[STATED TASK]
Find every line below that contains the word "diagram" and copy it out.

[GIVEN MATERIAL]
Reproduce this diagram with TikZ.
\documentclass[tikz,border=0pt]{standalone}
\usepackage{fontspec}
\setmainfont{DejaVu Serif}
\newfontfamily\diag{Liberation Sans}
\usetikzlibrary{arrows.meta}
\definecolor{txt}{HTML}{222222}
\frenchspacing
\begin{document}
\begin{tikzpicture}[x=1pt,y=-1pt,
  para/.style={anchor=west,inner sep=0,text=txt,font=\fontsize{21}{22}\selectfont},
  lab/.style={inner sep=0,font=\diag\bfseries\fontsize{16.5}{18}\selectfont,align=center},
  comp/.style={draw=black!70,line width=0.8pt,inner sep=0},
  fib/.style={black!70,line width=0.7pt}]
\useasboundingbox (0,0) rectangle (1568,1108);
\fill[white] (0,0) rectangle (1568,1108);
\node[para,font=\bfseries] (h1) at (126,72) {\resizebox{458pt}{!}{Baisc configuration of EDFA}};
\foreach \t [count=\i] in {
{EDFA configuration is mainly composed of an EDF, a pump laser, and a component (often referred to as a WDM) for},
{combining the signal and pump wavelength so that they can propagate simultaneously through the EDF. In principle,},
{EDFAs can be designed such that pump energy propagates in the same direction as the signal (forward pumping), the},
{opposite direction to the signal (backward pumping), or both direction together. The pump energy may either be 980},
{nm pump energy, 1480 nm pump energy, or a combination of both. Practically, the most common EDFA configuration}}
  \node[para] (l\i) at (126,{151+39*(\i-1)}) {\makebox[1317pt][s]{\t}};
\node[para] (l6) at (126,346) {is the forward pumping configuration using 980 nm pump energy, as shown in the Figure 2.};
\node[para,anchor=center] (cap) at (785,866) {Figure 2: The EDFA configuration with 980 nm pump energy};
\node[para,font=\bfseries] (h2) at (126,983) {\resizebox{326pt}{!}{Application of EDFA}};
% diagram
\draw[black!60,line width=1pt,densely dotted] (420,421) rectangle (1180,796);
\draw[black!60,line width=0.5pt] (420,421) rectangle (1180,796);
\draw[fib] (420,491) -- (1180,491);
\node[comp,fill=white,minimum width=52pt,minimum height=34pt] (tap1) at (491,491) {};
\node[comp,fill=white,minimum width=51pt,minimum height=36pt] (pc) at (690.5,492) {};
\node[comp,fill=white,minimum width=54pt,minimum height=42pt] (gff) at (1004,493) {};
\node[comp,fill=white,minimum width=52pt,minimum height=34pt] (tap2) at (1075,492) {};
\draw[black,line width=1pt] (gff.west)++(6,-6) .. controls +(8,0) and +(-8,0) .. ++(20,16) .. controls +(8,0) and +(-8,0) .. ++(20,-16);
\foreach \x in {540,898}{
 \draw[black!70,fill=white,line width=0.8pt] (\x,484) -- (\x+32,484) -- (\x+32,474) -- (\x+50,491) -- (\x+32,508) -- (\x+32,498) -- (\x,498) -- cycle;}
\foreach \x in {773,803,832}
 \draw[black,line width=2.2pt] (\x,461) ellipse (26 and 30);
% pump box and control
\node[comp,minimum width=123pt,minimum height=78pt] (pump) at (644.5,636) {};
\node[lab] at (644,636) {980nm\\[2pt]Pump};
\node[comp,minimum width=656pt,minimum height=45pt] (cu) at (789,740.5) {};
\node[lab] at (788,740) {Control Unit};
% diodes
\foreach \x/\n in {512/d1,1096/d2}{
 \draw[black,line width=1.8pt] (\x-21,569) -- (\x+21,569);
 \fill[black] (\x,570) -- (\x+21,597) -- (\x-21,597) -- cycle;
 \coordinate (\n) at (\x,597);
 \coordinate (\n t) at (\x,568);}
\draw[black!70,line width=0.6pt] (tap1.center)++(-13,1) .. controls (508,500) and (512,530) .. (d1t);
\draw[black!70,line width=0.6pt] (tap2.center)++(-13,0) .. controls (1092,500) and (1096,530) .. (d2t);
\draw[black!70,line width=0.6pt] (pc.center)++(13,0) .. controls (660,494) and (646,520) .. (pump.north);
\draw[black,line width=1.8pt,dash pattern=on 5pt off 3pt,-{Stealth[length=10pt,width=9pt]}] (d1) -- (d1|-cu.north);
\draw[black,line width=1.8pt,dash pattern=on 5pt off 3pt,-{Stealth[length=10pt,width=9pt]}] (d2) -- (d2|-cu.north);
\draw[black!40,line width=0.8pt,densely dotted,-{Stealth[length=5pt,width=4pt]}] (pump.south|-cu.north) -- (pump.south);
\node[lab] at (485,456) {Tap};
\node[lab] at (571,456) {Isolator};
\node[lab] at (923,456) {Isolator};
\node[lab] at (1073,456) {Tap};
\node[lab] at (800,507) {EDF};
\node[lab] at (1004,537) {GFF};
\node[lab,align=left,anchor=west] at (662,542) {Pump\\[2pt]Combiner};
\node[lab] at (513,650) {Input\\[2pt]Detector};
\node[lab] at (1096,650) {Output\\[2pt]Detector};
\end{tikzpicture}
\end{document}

[CORRECT RESULT]
Reproduce this diagram with TikZ.
% diagram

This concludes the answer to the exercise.